Jonah and the Quantum Heart of God
- Peter Stork
- Jun 12
- 1 min read

The story of Jonah has long been read as a parable of disobedience and divine mercy. But what if we viewed it through the lens of quantum indeterminacy—the idea that the future is not fixed, that even within divine intent, possibilities unfold? Jonah is called to proclaim judgment over Nineveh, a city drenched in violence. Yet when the people repent, God changes course. Jonah is outraged—not because he misunderstands God, but because he understands God all too well: “I knew that you are a gracious and compassionate God, slow to anger… and one who relents from sending calamity.”
Here, Jonah resists divine flexibility.
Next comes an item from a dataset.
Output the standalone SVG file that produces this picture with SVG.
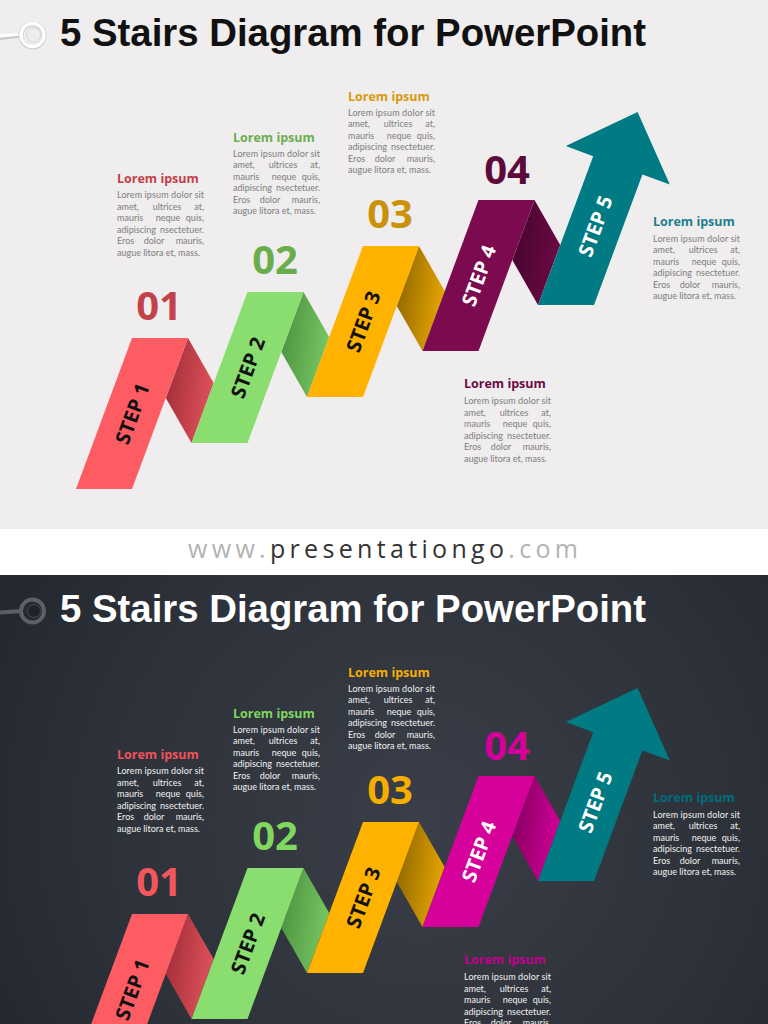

He wants a world of settled outcomes, moral clarity, and predictable justice. But God operates within a field of open-ended potential. Like a quantum system, Nineveh's fate is not collapsed into certainty until a response is made—by Jonah, by the people, by God. The outcome hangs in relational space.
Jonah’s struggle, then, is not with obedience alone but with a divine reality that embraces change, that waits, that hopes. In a world shaped by indeterminacy, repentance can shift trajectories, and mercy can override destiny. The lesson? God's will is not a coercive force imposing fate, but a lure toward rightness in the midst of freedom. Jonah fled from that uncomfortable truth—and so do we.
But even in the belly of resistance, grace waits.